Frequently Asked Questions (FAQs)
Can I use brown sugar instead of white sugar? Yes, you can! Brown sugar will give the candied pecans a richer, more molasses-like flavor. Use light or dark brown sugar, depending on your preference.
Can I make these ahead of time? Absolutely! Candied pecans can be made up to 2 weeks in advance and stored in an airtight container at room temperature.
How do I prevent the pecans from sticking together? Stirring regularly during baking is crucial. Also, make sure the pecans are spread in a single layer on the baking sheet and that they are cooled completely before handling them.
Why are my candied pecans not crispy? This could be due to several factors: the oven temperature being too low, the pecans being overcrowded on the baking sheet, or the pecans not being cooled completely.
Can I freeze candied pecans? Yes, you can freeze them for up to 3 months. Thaw them at room temperature before serving.
What is the best way to store candied pecans? Store them in an airtight container at room temperature. Avoid storing them in the refrigerator, as this can make them sticky.
Can I add other nuts to this recipe? Yes, you can substitute or combine pecans with other nuts like walnuts, almonds, or cashews. Just be mindful of adjusting baking times as needed.
My egg white mixture is too runny. What should I do? Make sure your egg is fresh. You can also add a pinch of cream of tartar to the egg white mixture to help stabilize it. However, the tablespoon of water will make the egg white runny, that is what is desired for this recipe.
Can I make these without cinnamon? Yes, you can omit the cinnamon if you prefer. You can also substitute it with other spices, such as nutmeg or allspice.
Why did my pecans burn?

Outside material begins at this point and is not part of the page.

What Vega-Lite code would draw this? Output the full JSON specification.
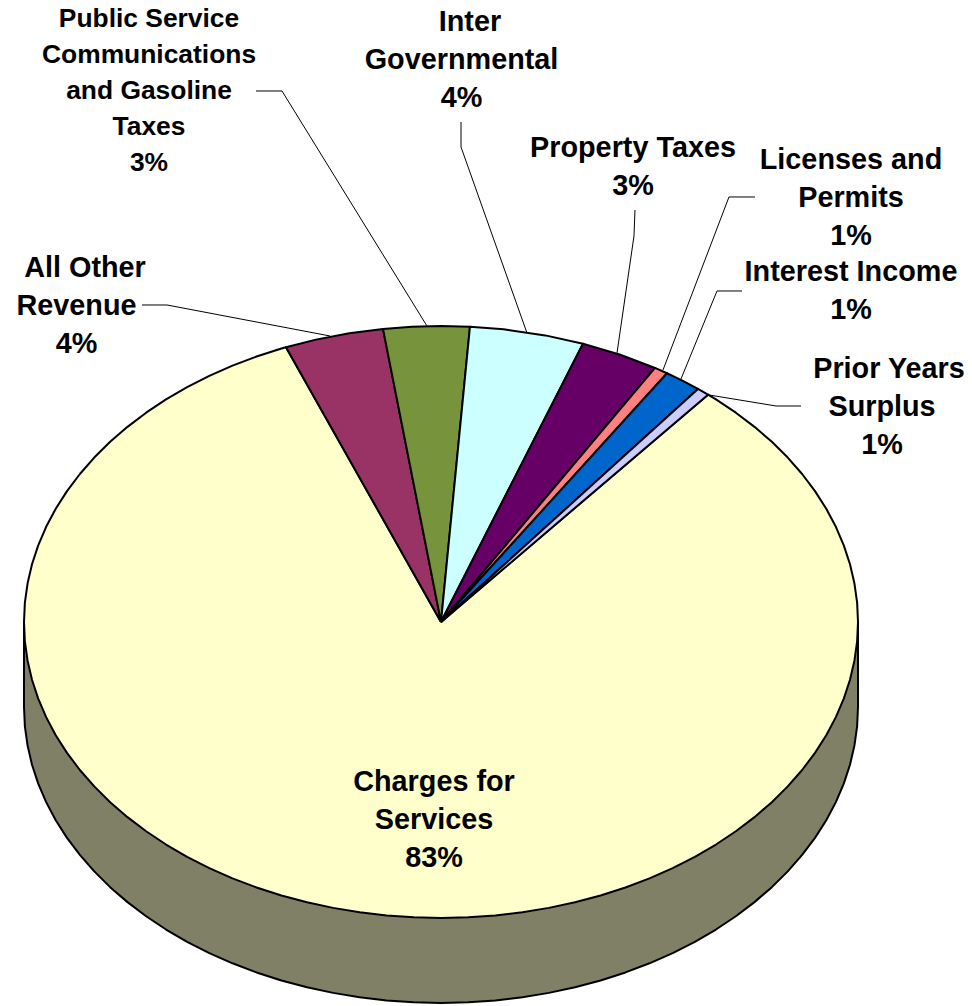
{
"$schema":"https://vega.github.io/schema/vega-lite/v6.json",
"width":972,"height":1006,"padding":0,"autosize":"none","background":"white",
"config":{"view":{"stroke":null}},
"datasets":{
"outline":[
{"part":"Wall","seq":0,"x":-100,"y":0},{"part":"Wall","seq":1,"x":-100,"y":-20.38},{"part":"Wall","seq":2,"x":-99.79,"y":-25.02},{"part":"Wall","seq":3,"x":-99.14,"y":-29.65},{"part":"Wall","seq":4,"x":-98.08,"y":-34.23},{"part":"Wall","seq":5,"x":-96.59,"y":-38.75},{"part":"Wall","seq":6,"x":-94.69,"y":-43.2},{"part":"Wall","seq":7,"x":-92.39,"y":-47.54},{"part":"Wall","seq":8,"x":-89.69,"y":-51.77},{"part":"Wall","seq":9,"x":-86.6,"y":-55.87},{"part":"Wall","seq":10,"x":-83.15,"y":-59.81},{"part":"Wall","seq":11,"x":-79.34,"y":-63.59},{"part":"Wall","seq":12,"x":-75.18,"y":-67.18},{"part":"Wall","seq":13,"x":-70.71,"y":-70.57},{"part":"Wall","seq":14,"x":-65.94,"y":-73.75},{"part":"Wall","seq":15,"x":-60.88,"y":-76.69},{"part":"Wall","seq":16,"x":-55.56,"y":-79.4},{"part":"Wall","seq":17,"x":-50,"y":-81.85},{"part":"Wall","seq":18,"x":-44.23,"y":-84.04},{"part":"Wall","seq":19,"x":-38.27,"y":-85.96},{"part":"Wall","seq":20,"x":-32.14,"y":-87.59},{"part":"Wall","seq":21,"x":-25.88,"y":-88.94},{"part":"Wall","seq":22,"x":-19.51,"y":-90},{"part":"Wall","seq":23,"x":-13.05,"y":-90.75},{"part":"Wall","seq":24,"x":-6.54,"y":-91.21},{"part":"Wall","seq":25,"x":0,"y":-91.36},{"part":"Wall","seq":26,"x":6.54,"y":-91.21},{"part":"Wall","seq":27,"x":13.05,"y":-90.75},{"part":"Wall","seq":28,"x":19.51,"y":-90},{"part":"Wall","seq":29,"x":25.88,"y":-88.94},{"part":"Wall","seq":30,"x":32.14,"y":-87.59},{"part":"Wall","seq":31,"x":38.27,"y":-85.96},{"part":"Wall","seq":32,"x":44.23,"y":-84.04},{"part":"Wall","seq":33,"x":50,"y":-81.85},{"part":"Wall","seq":34,"x":55.56,"y":-79.4},{"part":"Wall","seq":35,"x":60.88,"y":-76.69},{"part":"Wall","seq":36,"x":65.94,"y":-73.75},{"part":"Wall","seq":37,"x":70.71,"y":-70.57},{"part":"Wall","seq":38,"x":75.18,"y":-67.18},{"part":"Wall","seq":39,"x":79.34,"y":-63.59},{"part":"Wall","seq":40,"x":83.15,"y":-59.81},{"part":"Wall","seq":41,"x":86.6,"y":-55.87},{"part":"Wall","seq":42,"x":89.69,"y":-51.77},{"part":"Wall","seq":43,"x":92.39,"y":-47.54},{"part":"Wall","seq":44,"x":94.69,"y":-43.2},{"part":"Wall","seq":45,"x":96.59,"y":-38.75},{"part":"Wall","seq":46,"x":98.08,"y":-34.23},{"part":"Wall","seq":47,"x":99.14,"y":-29.65},{"part":"Wall","seq":48,"x":99.79,"y":-25.02},{"part":"Wall","seq":49,"x":100,"y":-20.38},{"part":"Wall","seq":50,"x":100,"y":0},
{"part":"Charges","seq":0,"x":0,"y":0},{"part":"Charges","seq":1,"x":64.03,"y":54.52},{"part":"Charges","seq":2,"x":65.94,"y":53.37},{"part":"Charges","seq":3,"x":70.71,"y":50.19},{"part":"Charges","seq":4,"x":75.18,"y":46.8},{"part":"Charges","seq":5,"x":79.34,"y":43.21},{"part":"Charges","seq":6,"x":83.15,"y":39.43},{"part":"Charges","seq":7,"x":86.6,"y":35.49},{"part":"Charges","seq":8,"x":89.69,"y":31.39},{"part":"Charges","seq":9,"x":92.39,"y":27.16},{"part":"Charges","seq":10,"x":94.69,"y":22.82},{"part":"Charges","seq":11,"x":96.59,"y":18.37},{"part":"Charges","seq":12,"x":98.08,"y":13.85},{"part":"Charges","seq":13,"x":99.14,"y":9.27},{"part":"Charges","seq":14,"x":99.79,"y":4.64},{"part":"Charges","seq":15,"x":100,"y":0},{"part":"Charges","seq":16,"x":99.79,"y":-4.64},{"part":"Charges","seq":17,"x":99.14,"y":-9.27},{"part":"Charges","seq":18,"x":98.08,"y":-13.85},{"part":"Charges","seq":19,"x":96.59,"y":-18.37},{"part":"Charges","seq":20,"x":94.69,"y":-22.82},{"part":"Charges","seq":21,"x":92.39,"y":-27.16},{"part":"Charges","seq":22,"x":89.69,"y":-31.39},{"part":"Charges","seq":23,"x":86.6,"y":-35.49},{"part":"Charges","seq":24,"x":83.15,"y":-39.43},{"part":"Charges","seq":25,"x":79.34,"y":-43.21},{"part":"Charges","seq":26,"x":75.18,"y":-46.8},{"part":"Charges","seq":27,"x":70.71,"y":-50.19},{"part":"Charges","seq":28,"x":65.94,"y":-53.37},{"part":"Charges","seq":29,"x":60.88,"y":-56.31},{"part":"Charges","seq":30,"x":55.56,"y":-59.02},{"part":"Charges","seq":31,"x":50,"y":-61.47},{"part":"Charges","seq":32,"x":44.23,"y":-63.66},{"part":"Charges","seq":33,"x":38.27,"y":-65.58},{"part":"Charges","seq":34,"x":32.14,"y":-67.21},{"part":"Charges","seq":35,"x":25.88,"y":-68.56},{"part":"Charges","seq":36,"x":19.51,"y":-69.62},{"part":"Charges","seq":37,"x":13.05,"y":-70.37},{"part":"Charges","seq":38,"x":6.54,"y":-70.83},{"part":"Charges","seq":39,"x":0,"y":-70.98},{"part":"Charges","seq":40,"x":-6.54,"y":-70.83},{"part":"Charges","seq":41,"x":-13.05,"y":-70.37},{"part":"Charges","seq":42,"x":-19.51,"y":-69.62},{"part":"Charges","seq":43,"x":-25.88,"y":-68.56},{"part":"Charges","seq":44,"x":-32.14,"y":-67.21},{"part":"Charges","seq":45,"x":-38.27,"y":-65.58},{"part":"Charges","seq":46,"x":-44.23,"y":-63.66},{"part":"Charges","seq":47,"x":-50,"y":-61.47},{"part":"Charges","seq":48,"x":-55.56,"y":-59.02},{"part":"Charges","seq":49,"x":-60.88,"y":-56.31},{"part":"Charges","seq":50,"x":-65.94,"y":-53.37},{"part":"Charges","seq":51,"x":-70.71,"y":-50.19},{"part":"Charges","seq":52,"x":-75.18,"y":-46.8},{"part":"Charges","seq":53,"x":-79.34,"y":-43.21},{"part":"Charges","seq":54,"x":-83.15,"y":-39.43},{"part":"Charges","seq":55,"x":-86.6,"y":-35.49},{"part":"Charges","seq":56,"x":-89.69,"y":-31.39},{"part":"Charges","seq":57,"x":-92.39,"y":-27.16},{"part":"Charges","seq":58,"x":-94.69,"y":-22.82},{"part":"Charges","seq":59,"x":-96.59,"y":-18.37},{"part":"Charges","seq":60,"x":-98.08,"y":-13.85},{"part":"Charges","seq":61,"x":-99.14,"y":-9.27},{"part":"Charges","seq":62,"x":-99.79,"y":-4.64},{"part":"Charges","seq":63,"x":-100,"y":0},{"part":"Charges","seq":64,"x":-99.79,"y":4.64},{"part":"Charges","seq":65,"x":-99.14,"y":9.27},{"part":"Charges","seq":66,"x":-98.08,"y":13.85},{"part":"Charges","seq":67,"x":-96.59,"y":18.37},{"part":"Charges","seq":68,"x":-94.69,"y":22.82},{"part":"Charges","seq":69,"x":-92.39,"y":27.16},{"part":"Charges","seq":70,"x":-89.69,"y":31.39},{"part":"Charges","seq":71,"x":-86.6,"y":35.49},{"part":"Charges","seq":72,"x":-83.15,"y":39.43},{"part":"Charges","seq":73,"x":-79.34,"y":43.21},{"part":"Charges","seq":74,"x":-75.18,"y":46.8},{"part":"Charges","seq":75,"x":-70.71,"y":50.19},{"part":"Charges","seq":76,"x":-65.94,"y":53.37},{"part":"Charges","seq":77,"x":-60.88,"y":56.31},{"part":"Charges","seq":78,"x":-55.56,"y":59.02},{"part":"Charges","seq":79,"x":-50,"y":61.47},{"part":"Charges","seq":80,"x":-44.23,"y":63.66},{"part":"Charges","seq":81,"x":-38.27,"y":65.58},{"part":"Charges","seq":82,"x":-37.17,"y":65.9},{"part":"Charges","seq":83,"x":0,"y":0},
{"part":"Other","seq":0,"x":0,"y":0},{"part":"Other","seq":1,"x":-37.17,"y":65.9},{"part":"Other","seq":2,"x":-30,"y":67.71},{"part":"Other","seq":3,"x":-22,"y":69.24},{"part":"Other","seq":4,"x":-13.91,"y":70.28},{"part":"Other","seq":5,"x":0,"y":0},
{"part":"Public","seq":0,"x":0,"y":0},{"part":"Public","seq":1,"x":-13.91,"y":70.28},{"part":"Public","seq":2,"x":-7,"y":70.81},{"part":"Public","seq":3,"x":0,"y":70.98},{"part":"Public","seq":4,"x":6.95,"y":70.81},{"part":"Public","seq":5,"x":0,"y":0},
{"part":"Inter","seq":0,"x":0,"y":0},{"part":"Inter","seq":1,"x":6.95,"y":70.81},{"part":"Inter","seq":2,"x":15,"y":70.18},{"part":"Inter","seq":3,"x":25,"y":68.73},{"part":"Inter","seq":4,"x":34.05,"y":66.74},{"part":"Inter","seq":5,"x":0,"y":0},
{"part":"Property","seq":0,"x":0,"y":0},{"part":"Property","seq":1,"x":34.05,"y":66.74},{"part":"Property","seq":2,"x":43,"y":64.08},{"part":"Property","seq":3,"x":51.32,"y":60.92},{"part":"Property","seq":4,"x":0,"y":0},
{"part":"Licenses","seq":0,"x":0,"y":0},{"part":"Licenses","seq":1,"x":51.32,"y":60.92},{"part":"Licenses","seq":2,"x":54.2,"y":59.65},{"part":"Licenses","seq":3,"x":0,"y":0},
{"part":"Interest","seq":0,"x":0,"y":0},{"part":"Interest","seq":1,"x":54.2,"y":59.65},{"part":"Interest","seq":2,"x":58,"y":57.82},{"part":"Interest","seq":3,"x":61.63,"y":55.9},{"part":"Interest","seq":4,"x":0,"y":0},
{"part":"Prior","seq":0,"x":0,"y":0},{"part":"Prior","seq":1,"x":61.63,"y":55.9},{"part":"Prior","seq":2,"x":64.03,"y":54.52},{"part":"Prior","seq":3,"x":0,"y":0}
],
"leaders":[
{"to":"Public","seq":0,"x":-44.36,"y":127.34},{"to":"Public","seq":1,"x":-38.13,"y":127.34},{"to":"Public","seq":2,"x":-3.36,"y":70.98},
{"to":"Inter","seq":0,"x":4.8,"y":119.9},{"to":"Inter","seq":1,"x":4.8,"y":113.91},{"to":"Inter","seq":2,"x":20.62,"y":69.3},
{"to":"Property","seq":0,"x":46.52,"y":98.8},{"to":"Property","seq":1,"x":46.28,"y":92.57},{"to":"Property","seq":2,"x":42.21,"y":64.51},
{"to":"Licenses","seq":0,"x":75.3,"y":101.92},{"to":"Licenses","seq":1,"x":69.06,"y":101.92},{"to":"Licenses","seq":2,"x":53.24,"y":60.43},
{"to":"Interest","seq":0,"x":72.18,"y":79.38},{"to":"Interest","seq":1,"x":66.19,"y":79.38},{"to":"Interest","seq":2,"x":57.55,"y":58.27},
{"to":"Prior","seq":0,"x":64.27,"y":54.44},{"to":"Prior","seq":1,"x":80.34,"y":51.8},{"to":"Prior","seq":2,"x":86.33,"y":51.8},
{"to":"Other","seq":0,"x":-71.7,"y":76.02},{"to":"Other","seq":1,"x":-65.71,"y":76.02},{"to":"Other","seq":2,"x":-26.62,"y":68.59}
],
"labels":[
{"label":"Public Service\nCommunications\nand Gasoline\nTaxes\n3%","x":-70.02,"y":144.6,"dense":true},
{"label":"Inter","x":6.95,"y":143.88,"dense":false},
{"label":"Governmental\n4%","x":4.92,"y":134.77,"dense":false},
{"label":"Property Taxes\n3%","x":46.04,"y":113.67,"dense":false},
{"label":"Licenses and\nPermits\n1%","x":98.32,"y":110.79,"dense":false},
{"label":"Interest Income\n1%","x":98.32,"y":83.93,"dense":false},
{"label":"Prior Years","x":107.43,"y":60.67,"dense":false},
{"label":"Surplus\n1%","x":105.76,"y":51.56,"dense":false},
{"label":"All Other","x":-85.37,"y":84.89,"dense":false},
{"label":"Revenue\n4%","x":-87.41,"y":75.78,"dense":false},
{"label":"Charges for\nServices\n83%","x":-1.68,"y":-38.37,"dense":false}
]
},
"encoding":{
"x":{"field":"x","type":"quantitative","axis":null,"scale":{"domain":[-105.755,127.338],"nice":false,"zero":false}},
"y":{"field":"y","type":"quantitative","axis":null,"scale":{"domain":[-92.09,149.16],"nice":false,"zero":false}}
},
"layer":[
{"data":{"name":"outline"},
 "mark":{"type":"line","stroke":"black","strokeWidth":2,"strokeJoin":"round"},
 "encoding":{
  "detail":{"field":"part"},
  "order":{"field":"seq","type":"quantitative"},
  "fill":{"field":"part","type":"nominal","legend":null,"scale":{
   "domain":["Wall","Charges","Other","Public","Inter","Property","Licenses","Interest","Prior"],
   "range":["#808066","#FFFFCC","#993366","#77933C","#CCFFFF","#660066","#FF8080","#0066CC","#CCCCFF"]}}
 }},
{"data":{"name":"leaders"},
 "mark":{"type":"line","stroke":"black","strokeWidth":1},
 "encoding":{"detail":{"field":"to"},"order":{"field":"seq","type":"quantitative"}}},
{"data":{"name":"labels"},
 "transform":[{"filter":"!datum.dense"}],
 "mark":{"type":"text","font":"Liberation Sans","fontWeight":"bold","fontSize":28.8,"color":"black","align":"center","baseline":"middle","lineBreak":"\n","lineHeight":38},
 "encoding":{"text":{"field":"label"}}},
{"data":{"name":"labels"},
 "transform":[{"filter":"datum.dense"}],
 "mark":{"type":"text","font":"Liberation Sans","fontWeight":"bold","fontSize":26.4,"color":"black","align":"center","baseline":"middle","lineBreak":"\n","lineHeight":36},
 "encoding":{"text":{"field":"label"}}}
]
}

Make sure your oven is set to the correct temperature (300°F). Also, keep a close eye on the pecans while they are baking and reduce the baking time if necessary.
What if I don’t have a silicone baking mat? Parchment paper works well as a substitute. Just be sure to grease the parchment paper lightly to prevent the pecans from sticking.
Can I use pre-chopped pecans? While you can, pecan halves are preferred. Pre-chopped pecans may cook and burn more quickly because they are smaller. If using pre-chopped pecans, start checking for doneness at the 25-minute mark.